Comanche County_Although there are many times that the fire department is the first responder no the scene during a medical emergency, believe it or not, some volunteer fire departments don't have Automatic Electronic Defibrillators (AEDs).  Without access to this lifesaving equipment, they can lose precious minutes waiting for paramedics.  However, thanks to a grant from the Association of South Central Oklahoma Governments (ASCOG), it's all about to change.

Thirty-one departments in our seven-county area - eight in Comanche County - received their AEDs, and although some departments have already had them, others are getting them for the first time - The Bethel Road Fire Department is one.  They now have access to their first and only defibrillator.  "So they'll be able to provide the next level of care to their people in their community and fire response area," said Comanche County Fire Chief Clint Wagstaff.

The Bethel Fire Department knows first hand how it feels to be first on the scene of an medical emergency, only to have to wait for the paramedics.  And, Wagstaff says those first few minutes of a heart attack are the most critical.  "Anything after five minutes and it's hard to bring a person back.  Survivability is not there," he says.

Cox's Store Fire Department has an AED, but Chief Al Dreves remembers a few times that they have had to split their resources - times when they really could have used two.  "Lets say we have two cardiac patients at the same time, at least we can take care of them instead of being at one and not having anything to go to the other one," he says.

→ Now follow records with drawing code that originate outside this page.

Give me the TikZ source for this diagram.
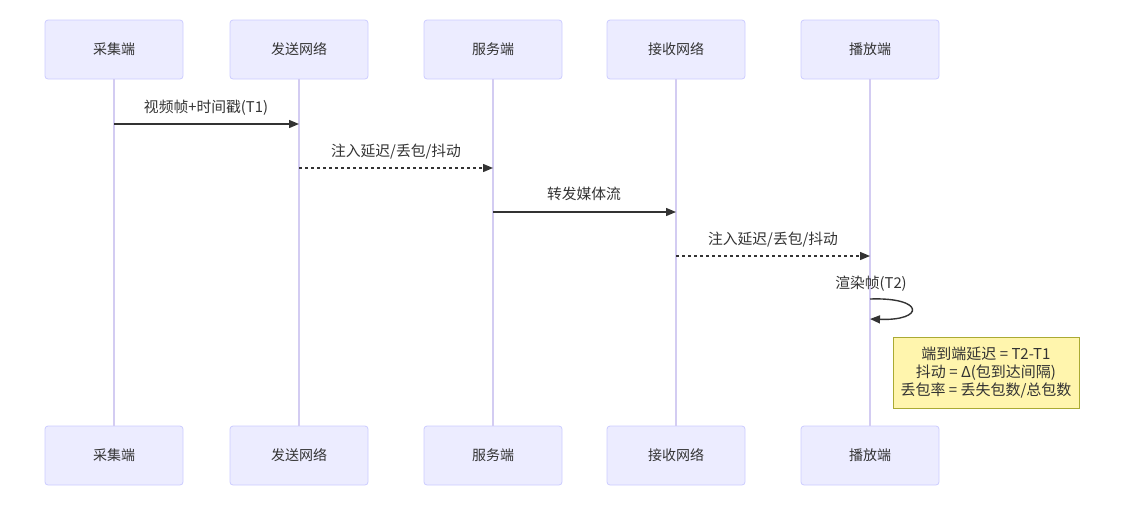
\documentclass[tikz,border=0pt]{standalone}
\usepackage{fontspec}
\setmainfont{Noto Sans CJK SC}
\usepackage{xcolor}
\usetikzlibrary{arrows.meta,positioning}
\definecolor{actorfill}{HTML}{ECECFF}
\definecolor{actorline}{HTML}{CCCCFF}
\definecolor{lifecol}{HTML}{D3CCF2}
\definecolor{msgcol}{HTML}{333333}
\definecolor{notefill}{HTML}{FFF5AD}
\definecolor{noteline}{HTML}{AAAA33}

\begin{document}
\begin{tikzpicture}[
  x=1pt, y=-1pt,
  every node/.style={font=\fontsize{14.8}{17}\selectfont, text=msgcol},
  actor/.style={draw=actorline, fill=actorfill, rounded corners=3pt, line width=0.8pt,
    minimum width=138pt, minimum height=59pt, inner sep=0pt, font=\fontsize{14}{17}\selectfont},
  lifeline/.style={draw=lifecol, line width=1.6pt},
  msg/.style={draw=msgcol, line width=1.4pt, -{Triangle[length=10pt, width=8pt]}},
  dotmsg/.style={msg, dash pattern=on 3pt off 3pt},
  msglabel/.style={anchor=base, inner sep=0pt},
  notebox/.style={draw=noteline, fill=notefill, line width=0.8pt, align=center,
    minimum width=186pt, minimum height=71pt, inner sep=2pt, font=\fontsize{15}{18}\selectfont}
]
  \useasboundingbox (0,0) rectangle (1125,507);

  % Participants, top and bottom, with lifelines between them
  \foreach \nm/\x/\txt in {cap/114/采集端, snet/299/发送网络, srv/493/服务端, rnet/676/接收网络, play/870/播放端}{
    \node[actor] (\nm top) at (\x,49.5) {\txt};
    \node[actor] (\nm bot) at (\x,455.5) {\txt};
    \draw[lifeline] (\nm top) -- (\nm bot);
  }

  % Message end points on the lifelines
  \coordinate (m1a) at (114,124); \coordinate (m1b) at (299,124);
  \coordinate (m2a) at (299,168); \coordinate (m2b) at (493,168);
  \coordinate (m3a) at (493,212); \coordinate (m3b) at (676,212);
  \coordinate (m4a) at (676,256); \coordinate (m4b) at (870,256);
  \coordinate (m5a) at (870,299); \coordinate (m5b) at (870,319);

  % Messages
  \draw[msg] (m1a) -- (m1b);
  \node[msglabel] (l1) at (206,112.5) {视频帧+时间戳(T1)};
  \draw[dotmsg] (m2a) -- (m2b);
  \node[msglabel] (l2) at (396,156) {注入延迟/丢包/抖动};
  \draw[msg] (m3a) -- (m3b);
  \node[msglabel] (l3) at (584,199.5) {转发媒体流};
  \draw[dotmsg] (m4a) -- (m4b);
  \node[msglabel] (l4) at (773,244) {注入延迟/丢包/抖动};

  % Self message on the player
  \draw[msg] (m5a) .. controls (925,297) and (925,321) .. (m5b);
  \node[msglabel] (l5) at (871,288.5) {渲染帧(T2)};

  % Note
  \node[notebox] (note) at (986,372.5)
    {端到端延迟 = T2-T1\\抖动 = Δ(包到达间隔)\\丢包率 = 丢失包数/总包数};
\end{tikzpicture}
\end{document}
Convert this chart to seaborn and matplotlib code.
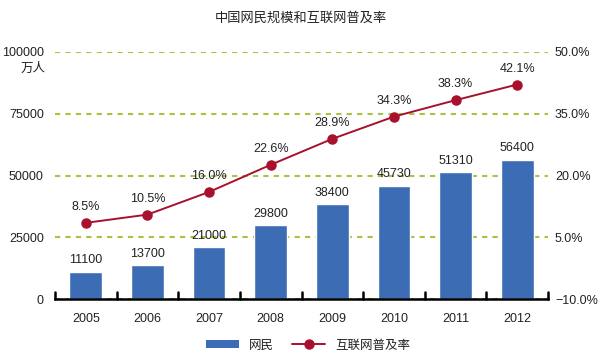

Paramedics say that having an AED on hand could mean the difference between life and death - especially when they're responding to areas like Bethel Road or Cox's Store.  "It's gonna take a while for a paramedic unit to get from town out to them," says Comanche County Memorial Hospital Paramedic Anthony Neal.  "Well, with the fire departments having access to defibrillation, they're defibrillating 5-10 minutes faster than we can."  Neal says that when a person is in cardiac arrest, their chances of survival decrease 7-10% every minute the heart doesn't beat. 

It's an appropriate week to get these life saving devices - it's CPR/AED Awareness Week, and emergency agencies urge all of us to learn how to use these defibrillators.